Thousands of Public Google Cloud API Keys Exposed with Gemini Access After API Enablement

For over a decade, developers were told something simple: Google Cloud API keys aren’t secrets. They were often embedded in frontend code to power services like Maps, analytics, or Firebase, visible but largely harmless.
That assumption just broke.
Recent research by Truffle Security uncovered 2,863 publicly exposed Google Cloud API keys that can now authenticate to Gemini AI endpoints, creating a serious and previously invisible security risk.
How Google Cloud API keys gained new access to Gemini
Historically, these API keys acted as project identifiers for billing and basic service access. However, once developers enabled Google’s Generative Language (Gemini) API, existing keys in the same project silently gained access to AI endpoints without warning or reconfiguration.
This means keys that were:
- Publicly exposed in JavaScript
- Considered safe to share
- Widely deployed across websites and apps
…are now effectively AI access credentials. This scenario bypasses the original security assumption that exposure equals low risk, turning visibility into direct access.
In practice, any publicly scraped key can now be used to invoke AI services and consume resources without authentication controls.
Risks associated with exposed API keys
With a valid exposed key, attackers can access uploaded files and cached data through Gemini endpoints, execute AI queries using the victim’s account, and trigger significant billing abuse through automated requests. This risk is not theoretical. In one reported case, a compromised key resulted in more than $82,000 in charges within just 48 hours, demonstrating the financial significance of such vulnerability.
Researchers also point out that the risk goes beyond the cost, as AI-enabled endpoints expand the whole blast radius of a compromised key. Even if direct client data is not accessible, attackers can use model access, inference capabilities, and associated cloud resources.
Scale of exposed API keys across industries
The scale of exposure is significant, with researchers identifying thousands of API keys across industries, including financial institutions, security firms, and even Google’s own infrastructure. This represents a larger and ongoing issue, in which API credentials are routinely exposed in public code and may often be accessed for months or even years, making them perfect targets for automated scraping and large-scale attack.
What makes this particularly concerning is not just the longevity and discoverability of these keys, many of which remain active long after deployment. At scale, this creates a continuously expanding attack surface where even a small percentage of exploitable keys can translate into widespread financial and operational risk.

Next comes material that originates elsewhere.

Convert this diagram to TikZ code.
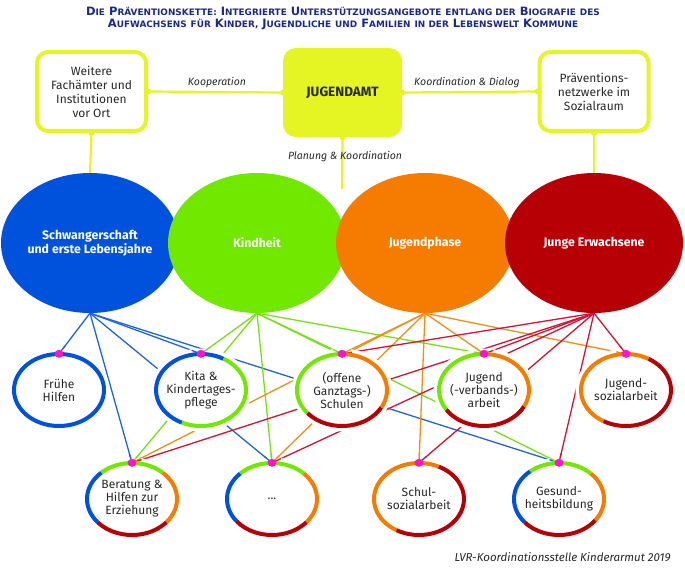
\documentclass[tikz,border=0pt]{standalone}
\usepackage{fontspec}
\setmainfont{Fira Sans}
\newfontfamily\titlefont{DejaVu Sans}
\usetikzlibrary{calc,shapes.geometric}
\pgfdeclarelayer{bg}
\pgfdeclarelayer{mid}
\pgfsetlayers{bg,mid,main}
\definecolor{cblue}{RGB}{0,82,220}
\definecolor{cgreen}{RGB}{112,232,0}
\definecolor{corange}{RGB}{245,124,0}
\definecolor{cred}{RGB}{183,0,5}
\definecolor{cyell}{RGB}{228,245,35}
\definecolor{cmag}{RGB}{255,20,200}
\definecolor{ctitle}{RGB}{25,40,140}
\definecolor{ctext}{RGB}{40,40,40}
\definecolor{lblue}{RGB}{30,100,220}
\definecolor{lgreen}{RGB}{120,225,20}
\definecolor{lorange}{RGB}{245,140,20}
\definecolor{lred}{RGB}{210,20,50}
\newcommand\smc[1]{{\fontsize{8.9}{11}\selectfont\MakeUppercase{#1}}}
\newcommand\scw[2]{#1\smc{#2}}
\newcommand\halo[1]{\begin{pgfonlayer}{mid}\fill[white] (#1.center) ellipse[x radius=45pt,y radius=36pt];\draw[white,line width=11pt] (#1.center) ellipse[x radius=45pt,y radius=36pt];\end{pgfonlayer}}
\newcommand\seg[4]{\draw[line width=4pt,#2] ($(#1.center)+(#3:45pt and 36pt)$) arc[start angle=#3,end angle=#4,x radius=45pt,y radius=36pt];}
\newcommand\conn[3]{\begin{pgfonlayer}{bg}\draw[cn,#1] (#2.south) -- (#3.north);\end{pgfonlayer}\draw[cn,#1] ($(#3.north)!10pt!(#2.south)$) -- (#3.north);}
\newcommand\mdot[1]{\fill[cmag] (#1.north) ellipse[x radius=4.5pt,y radius=4pt];}
\begin{document}
\begin{tikzpicture}[x=1pt,y=-1pt,
  ring/.style={ellipse,minimum width=90pt,minimum height=72pt,inner sep=0pt,align=center,text=ctext,font=\fontsize{12}{13}\selectfont},
  big/.style={ellipse,minimum width=178pt,minimum height=140pt,inner sep=0pt,align=center,text=white,font=\bfseries\fontsize{12.3}{14}\selectfont},
  ybox/.style={draw=cyell,line width=4pt,rounded corners=11pt,minimum width=109pt,minimum height=79pt,align=center,text=ctext,font=\fontsize{12}{14}\selectfont},
  ycon/.style={cyell,line width=2.2pt},
  lab/.style={text=ctext,font=\itshape\fontsize{10.5}{12}\selectfont},
  cn/.style={line width=1.3pt}]
\useasboundingbox (0,0) rectangle (685,572);
% title
\node[font=\titlefont\bfseries\fontsize{11.5}{12}\selectfont,text=ctitle,align=center] (title) at (343,18)
 {\scw{D}{ie} \scw{P}{räventionskette:} \scw{I}{ntegrierte} \scw{U}{nterstützungsangebote} \smc{entlang der} \scw{B}{iografie} \smc{des}\\
  \scw{A}{ufwachsens} \smc{für} \scw{K}{inder,} \scw{J}{ugendliche} \smc{und} \scw{F}{amilien} \smc{in der} \scw{L}{ebenswelt} \scw{K}{ommune}};
% top boxes
\node[ybox] (wf) at (91.5,91.5) {Weitere\\Fachämter und\\Institutionen\\vor Ort};
\node[ybox,fill=cyell,minimum width=115pt,minimum height=85pt,font=\bfseries\fontsize{13.5}{15}\selectfont] (ja) at (342.5,92.5) {JUGENDAMT};
\node[ybox] (pn) at (594,91.5) {Präventions-\\netzwerke im\\Sozialraum};
% big ellipses
\node[big,fill=cblue] (bl) at (90,243) {Schwangerschaft\\und erste Lebensjahre};
\node[big,fill=cgreen] (gr) at (257,243) {Kindheit};
\node[big,fill=corange] (or) at (425,243) {Jugendphase};
\node[big,fill=cred] (rd) at (594,243) {Junge Erwachsene};
% yellow connectors
\coordinate (jaend) at (342,189);
\draw[ycon] (wf.east) -- (ja.west);
\draw[ycon] (ja.east) -- (pn.west);
\draw[ycon] (wf.south) -- (bl.north);
\draw[ycon] (pn.south) -- (rd.north);
\draw[ycon] (ja.south) -- (jaend);
\foreach \p in {wf.east,ja.west,ja.east,pn.west,wf.south,pn.south,ja.south}{\fill[cyell] (\p) circle (3pt);}
\node[lab] (lkoop) at (217,83) {Kooperation};
\node[lab] (lkoord) at (467,83) {Koordination \& Dialog};
\node[lab] (lplan) at (345,157) {Planung \& Koordination};
% rings
\node[ring] (fh) at (59,390) {Frühe\\Hilfen};
\node[ring] (kita) at (201,390) {Kita \&\\Kindertages-\\pflege};
\node[ring] (sch) at (342,390) {(offene\\Ganztags-)\\Schulen};
\node[ring] (jug) at (484,390) {Jugend\\(-verbands-)\\arbeit};
\node[ring] (jsa) at (626,390) {Jugend-\\sozialarbeit};
\node[ring] (ber) at (132,499) {Beratung \&\\Hilfen zur\\Erziehung};
\node[ring] (dts) at (272,499) {...};
\node[ring] (ssa) at (419,499) {Schul-\\sozialarbeit};
\node[ring] (ges) at (559,499) {Gesund-\\heitsbildung};
\foreach \r in {fh,kita,sch,jug,jsa,ber,dts,ssa,ges}{\halo{\r}}
% connectors
\conn{lblue}{bl}{fh}
\conn{lblue}{bl}{kita}
\conn{lblue}{bl}{ber}
\conn{lblue}{bl}{dts}
\conn{lblue}{bl}{ges}
\conn{lgreen}{gr}{kita}
\conn{lgreen}{gr}{ber}
\conn{lgreen}{gr}{dts}
\conn{lgreen}{gr}{sch}
\conn{lgreen}{gr}{jug}
\conn{lgreen}{gr}{ges}
\conn{lorange}{or}{sch}
\conn{lorange}{or}{dts}
\conn{lorange}{or}{ber}
\conn{lorange}{or}{ssa}
\conn{lorange}{or}{jug}
\conn{lorange}{or}{jsa}
\conn{lred}{rd}{jsa}
\conn{lred}{rd}{sch}
\conn{lred}{rd}{jug}
\conn{lred}{rd}{ges}
\conn{lred}{rd}{ssa}
\conn{lred}{rd}{dts}
\conn{lred}{rd}{ber}
% ring segments
\draw[line width=4pt,cblue] (fh.center) ellipse[x radius=45pt,y radius=36pt];
\seg{kita}{cblue}{60}{245}\seg{kita}{cgreen}{245}{420}
\seg{sch}{cgreen}{90}{220}\seg{sch}{cred}{220}{331}\seg{sch}{corange}{331}{450}
\seg{jug}{cgreen}{90}{213}\seg{jug}{cred}{213}{333}\seg{jug}{corange}{333}{450}
\seg{jsa}{corange}{60}{240}\seg{jsa}{cred}{240}{420}
\seg{ber}{cgreen}{47}{133}\seg{ber}{cblue}{133}{220}\seg{ber}{cred}{220}{320}\seg{ber}{corange}{320}{407}
\seg{dts}{cgreen}{45}{135}\seg{dts}{cblue}{135}{218}\seg{dts}{cred}{218}{320}\seg{dts}{corange}{320}{405}
\seg{ssa}{corange}{64}{240}\seg{ssa}{cred}{240}{424}
\seg{ges}{cgreen}{45}{130}\seg{ges}{cblue}{130}{220}\seg{ges}{cred}{220}{324}\seg{ges}{corange}{324}{405}
\foreach \r in {fh,kita,sch,jug,jsa,ber,dts,ssa,ges}{\mdot{\r}}
\node[anchor=east,text=ctext,font=\itshape\fontsize{11.5}{13}\selectfont] (credit) at (674,557) {LVR-Koordinationsstelle Kinderarmut 2019};
\end{tikzpicture}
\end{document}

Google’s response to the issue
Google has acknowledged the issue and moved quickly to contain the damage by detecting and blocking leaked keys while tightening controls to prevent misuse of Gemini endpoints. That’s the good news.
The not-so-comfortable part is that the responsibility does not end there. Developers are still responsible for what happens in their own environments. That means going back to carefully audit existing keys, locking down API access so it is not left open, and rotating any credentials that may have been exposed. In simple terms, Google can secure the door, but you still need to know who has the keys.
Security implications for AI and cloud environments
This incident highlights a broader shift. In AI-enabled cloud environments, permissions are no longer static. When platforms introduce new capabilities, especially AI, existing credentials can inherit new permissions without visibility. This increases risk across environments that rely on previously exposed keys.
The takeaway is clear: Treat every API key as a sensitive credential. Also, regularly audit and restrict access scopes. Because in modern cloud systems, the risk is no longer exposure; it’s the power that exposure inherits over time.